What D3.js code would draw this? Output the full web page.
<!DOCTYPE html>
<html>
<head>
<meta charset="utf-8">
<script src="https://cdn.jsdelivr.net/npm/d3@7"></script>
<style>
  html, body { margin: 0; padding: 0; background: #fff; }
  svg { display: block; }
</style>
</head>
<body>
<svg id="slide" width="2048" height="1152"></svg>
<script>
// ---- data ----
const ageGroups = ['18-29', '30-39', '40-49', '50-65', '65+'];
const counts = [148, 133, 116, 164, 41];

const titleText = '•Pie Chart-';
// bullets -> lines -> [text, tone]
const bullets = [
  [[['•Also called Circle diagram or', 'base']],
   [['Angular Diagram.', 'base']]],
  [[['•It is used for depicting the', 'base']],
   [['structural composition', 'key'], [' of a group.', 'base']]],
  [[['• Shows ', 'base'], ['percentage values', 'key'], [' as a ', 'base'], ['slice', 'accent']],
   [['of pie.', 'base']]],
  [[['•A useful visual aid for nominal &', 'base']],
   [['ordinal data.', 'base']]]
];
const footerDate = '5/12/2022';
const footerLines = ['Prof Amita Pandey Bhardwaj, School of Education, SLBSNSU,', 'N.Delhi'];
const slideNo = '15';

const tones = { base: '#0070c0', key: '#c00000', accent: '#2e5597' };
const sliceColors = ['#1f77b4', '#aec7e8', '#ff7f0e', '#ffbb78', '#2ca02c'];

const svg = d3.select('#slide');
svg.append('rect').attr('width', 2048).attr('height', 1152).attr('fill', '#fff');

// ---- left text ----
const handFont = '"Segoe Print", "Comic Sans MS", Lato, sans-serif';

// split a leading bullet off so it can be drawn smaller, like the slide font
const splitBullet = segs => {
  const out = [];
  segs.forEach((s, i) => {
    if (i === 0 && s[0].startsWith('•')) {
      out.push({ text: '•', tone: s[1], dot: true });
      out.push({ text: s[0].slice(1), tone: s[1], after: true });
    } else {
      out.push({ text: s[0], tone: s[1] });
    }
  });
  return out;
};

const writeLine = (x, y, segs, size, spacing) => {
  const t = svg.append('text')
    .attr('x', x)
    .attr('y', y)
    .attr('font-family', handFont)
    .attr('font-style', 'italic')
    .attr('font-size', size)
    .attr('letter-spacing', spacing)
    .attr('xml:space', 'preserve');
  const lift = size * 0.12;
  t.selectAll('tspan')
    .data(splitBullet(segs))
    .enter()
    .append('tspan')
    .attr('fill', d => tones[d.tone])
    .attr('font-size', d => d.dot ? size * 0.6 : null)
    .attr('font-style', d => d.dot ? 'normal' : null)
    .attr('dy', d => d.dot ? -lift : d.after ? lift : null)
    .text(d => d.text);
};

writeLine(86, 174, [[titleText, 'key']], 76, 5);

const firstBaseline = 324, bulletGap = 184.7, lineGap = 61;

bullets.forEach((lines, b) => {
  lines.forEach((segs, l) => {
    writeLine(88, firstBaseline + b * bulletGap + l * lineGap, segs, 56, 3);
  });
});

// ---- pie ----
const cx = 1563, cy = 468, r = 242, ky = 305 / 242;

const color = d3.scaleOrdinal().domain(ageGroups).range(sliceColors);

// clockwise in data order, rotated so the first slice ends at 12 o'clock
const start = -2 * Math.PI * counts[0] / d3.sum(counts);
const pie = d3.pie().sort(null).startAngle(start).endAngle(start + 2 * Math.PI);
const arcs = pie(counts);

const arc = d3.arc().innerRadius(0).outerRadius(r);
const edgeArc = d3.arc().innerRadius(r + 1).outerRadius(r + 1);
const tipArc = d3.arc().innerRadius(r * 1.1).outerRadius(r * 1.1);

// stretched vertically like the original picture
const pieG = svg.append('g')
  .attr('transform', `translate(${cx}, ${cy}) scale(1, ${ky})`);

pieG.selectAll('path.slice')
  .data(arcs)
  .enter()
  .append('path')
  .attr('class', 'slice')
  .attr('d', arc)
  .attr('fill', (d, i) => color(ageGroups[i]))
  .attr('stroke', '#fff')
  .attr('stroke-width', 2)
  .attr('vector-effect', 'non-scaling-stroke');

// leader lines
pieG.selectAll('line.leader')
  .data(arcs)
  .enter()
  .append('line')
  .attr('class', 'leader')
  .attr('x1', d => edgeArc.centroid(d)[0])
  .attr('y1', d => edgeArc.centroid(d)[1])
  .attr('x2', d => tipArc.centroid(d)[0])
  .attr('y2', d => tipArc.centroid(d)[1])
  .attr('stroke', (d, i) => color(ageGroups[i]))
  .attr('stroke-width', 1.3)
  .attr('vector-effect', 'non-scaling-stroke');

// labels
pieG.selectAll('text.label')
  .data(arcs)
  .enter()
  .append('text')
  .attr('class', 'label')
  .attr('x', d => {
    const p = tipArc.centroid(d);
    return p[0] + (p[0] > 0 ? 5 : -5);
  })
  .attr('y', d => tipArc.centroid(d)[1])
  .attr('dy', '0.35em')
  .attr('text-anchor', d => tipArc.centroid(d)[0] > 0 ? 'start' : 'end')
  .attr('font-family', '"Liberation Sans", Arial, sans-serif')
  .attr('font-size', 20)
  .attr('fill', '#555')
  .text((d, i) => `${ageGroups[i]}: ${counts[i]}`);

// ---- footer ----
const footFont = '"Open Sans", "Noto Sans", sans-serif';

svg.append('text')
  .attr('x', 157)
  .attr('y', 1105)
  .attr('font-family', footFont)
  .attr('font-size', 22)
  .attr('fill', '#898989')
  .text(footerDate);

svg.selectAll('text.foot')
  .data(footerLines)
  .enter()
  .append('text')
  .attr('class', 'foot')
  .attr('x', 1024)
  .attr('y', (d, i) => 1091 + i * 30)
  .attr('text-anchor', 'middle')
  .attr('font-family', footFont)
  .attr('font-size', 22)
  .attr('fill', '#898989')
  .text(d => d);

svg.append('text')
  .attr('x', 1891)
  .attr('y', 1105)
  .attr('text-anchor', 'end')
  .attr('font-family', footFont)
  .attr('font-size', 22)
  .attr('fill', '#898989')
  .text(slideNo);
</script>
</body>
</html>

+ + + +

* **Given task**
Take the lines above and print them exactly.

* **The reply**
What D3.js code would draw this? Output the full web page.
<!DOCTYPE html>
<html>
<head>
<meta charset="utf-8">
<script src="https://cdn.jsdelivr.net/npm/d3@7"></script>
<style>
  html, body { margin: 0; padding: 0; background: #fff; }
  svg { display: block; }
</style>
</head>
<body>
<svg id="slide" width="2048" height="1152"></svg>
<script>
// ---- data ----
const ageGroups = ['18-29', '30-39', '40-49', '50-65', '65+'];
const counts = [148, 133, 116, 164, 41];

const titleText = '•Pie Chart-';
// bullets -> lines -> [text, tone]
const bullets = [
  [[['•Also called Circle diagram or', 'base']],
   [['Angular Diagram.', 'base']]],
  [[['•It is used for depicting the', 'base']],
   [['structural composition', 'key'], [' of a group.', 'base']]],
  [[['• Shows ', 'base'], ['percentage values', 'key'], [' as a ', 'base'], ['slice', 'accent']],
   [['of pie.', 'base']]],
  [[['•A useful visual aid for nominal &', 'base']],
   [['ordinal data.', 'base']]]
];
const footerDate = '5/12/2022';
const footerLines = ['Prof Amita Pandey Bhardwaj, School of Education, SLBSNSU,', 'N.Delhi'];
const slideNo = '15';

const tones = { base: '#0070c0', key: '#c00000', accent: '#2e5597' };
const sliceColors = ['#1f77b4', '#aec7e8', '#ff7f0e', '#ffbb78', '#2ca02c'];

const svg = d3.select('#slide');
svg.append('rect').attr('width', 2048).attr('height', 1152).attr('fill', '#fff');

// ---- left text ----
const handFont = '"Segoe Print", "Comic Sans MS", Lato, sans-serif';

// split a leading bullet off so it can be drawn smaller, like the slide font
const splitBullet = segs => {
  const out = [];
  segs.forEach((s, i) => {
    if (i === 0 && s[0].startsWith('•')) {
      out.push({ text: '•', tone: s[1], dot: true });
      out.push({ text: s[0].slice(1), tone: s[1], after: true });
    } else {
      out.push({ text: s[0], tone: s[1] });
    }
  });
  return out;
};

const writeLine = (x, y, segs, size, spacing) => {
  const t = svg.append('text')
    .attr('x', x)
    .attr('y', y)
    .attr('font-family', handFont)
    .attr('font-style', 'italic')
    .attr('font-size', size)
    .attr('letter-spacing', spacing)
    .attr('xml:space', 'preserve');
  const lift = size * 0.12;
  t.selectAll('tspan')
    .data(splitBullet(segs))
    .enter()
    .append('tspan')
    .attr('fill', d => tones[d.tone])
    .attr('font-size', d => d.dot ? size * 0.6 : null)
    .attr('font-style', d => d.dot ? 'normal' : null)
    .attr('dy', d => d.dot ? -lift : d.after ? lift : null)
    .text(d => d.text);
};

writeLine(86, 174, [[titleText, 'key']], 76, 5);

const firstBaseline = 324, bulletGap = 184.7, lineGap = 61;

bullets.forEach((lines, b) => {
  lines.forEach((segs, l) => {
    writeLine(88, firstBaseline + b * bulletGap + l * lineGap, segs, 56, 3);
  });
});

// ---- pie ----
const cx = 1563, cy = 468, r = 242, ky = 305 / 242;

const color = d3.scaleOrdinal().domain(ageGroups).range(sliceColors);

// clockwise in data order, rotated so the first slice ends at 12 o'clock
const start = -2 * Math.PI * counts[0] / d3.sum(counts);
const pie = d3.pie().sort(null).startAngle(start).endAngle(start + 2 * Math.PI);
const arcs = pie(counts);

const arc = d3.arc().innerRadius(0).outerRadius(r);
const edgeArc = d3.arc().innerRadius(r + 1).outerRadius(r + 1);
const tipArc = d3.arc().innerRadius(r * 1.1).outerRadius(r * 1.1);

// stretched vertically like the original picture
const pieG = svg.append('g')
  .attr('transform', `translate(${cx}, ${cy}) scale(1, ${ky})`);

pieG.selectAll('path.slice')
  .data(arcs)
  .enter()
  .append('path')
  .attr('class', 'slice')
  .attr('d', arc)
  .attr('fill', (d, i) => color(ageGroups[i]))
  .attr('stroke', '#fff')
  .attr('stroke-width', 2)
  .attr('vector-effect', 'non-scaling-stroke');

// leader lines
pieG.selectAll('line.leader')
  .data(arcs)
  .enter()
  .append('line')
  .attr('class', 'leader')
  .attr('x1', d => edgeArc.centroid(d)[0])
  .attr('y1', d => edgeArc.centroid(d)[1])
  .attr('x2', d => tipArc.centroid(d)[0])
  .attr('y2', d => tipArc.centroid(d)[1])
  .attr('stroke', (d, i) => color(ageGroups[i]))
  .attr('stroke-width', 1.3)
  .attr('vector-effect', 'non-scaling-stroke');

// labels
pieG.selectAll('text.label')
  .data(arcs)
  .enter()
  .append('text')
  .attr('class', 'label')
  .attr('x', d => {
    const p = tipArc.centroid(d);
    return p[0] + (p[0] > 0 ? 5 : -5);
  })
  .attr('y', d => tipArc.centroid(d)[1])
  .attr('dy', '0.35em')
  .attr('text-anchor', d => tipArc.centroid(d)[0] > 0 ? 'start' : 'end')
  .attr('font-family', '"Liberation Sans", Arial, sans-serif')
  .attr('font-size', 20)
  .attr('fill', '#555')
  .text((d, i) => `${ageGroups[i]}: ${counts[i]}`);

// ---- footer ----
const footFont = '"Open Sans", "Noto Sans", sans-serif';

svg.append('text')
  .attr('x', 157)
  .attr('y', 1105)
  .attr('font-family', footFont)
  .attr('font-size', 22)
  .attr('fill', '#898989')
  .text(footerDate);

svg.selectAll('text.foot')
  .data(footerLines)
  .enter()
  .append('text')
  .attr('class', 'foot')
  .attr('x', 1024)
  .attr('y', (d, i) => 1091 + i * 30)
  .attr('text-anchor', 'middle')
  .attr('font-family', footFont)
  .attr('font-size', 22)
  .attr('fill', '#898989')
  .text(d => d);

svg.append('text')
  .attr('x', 1891)
  .attr('y', 1105)
  .attr('text-anchor', 'end')
  .attr('font-family', footFont)
  .attr('font-size', 22)
  .attr('fill', '#898989')
  .text(slideNo);
</script>
</body>
</html>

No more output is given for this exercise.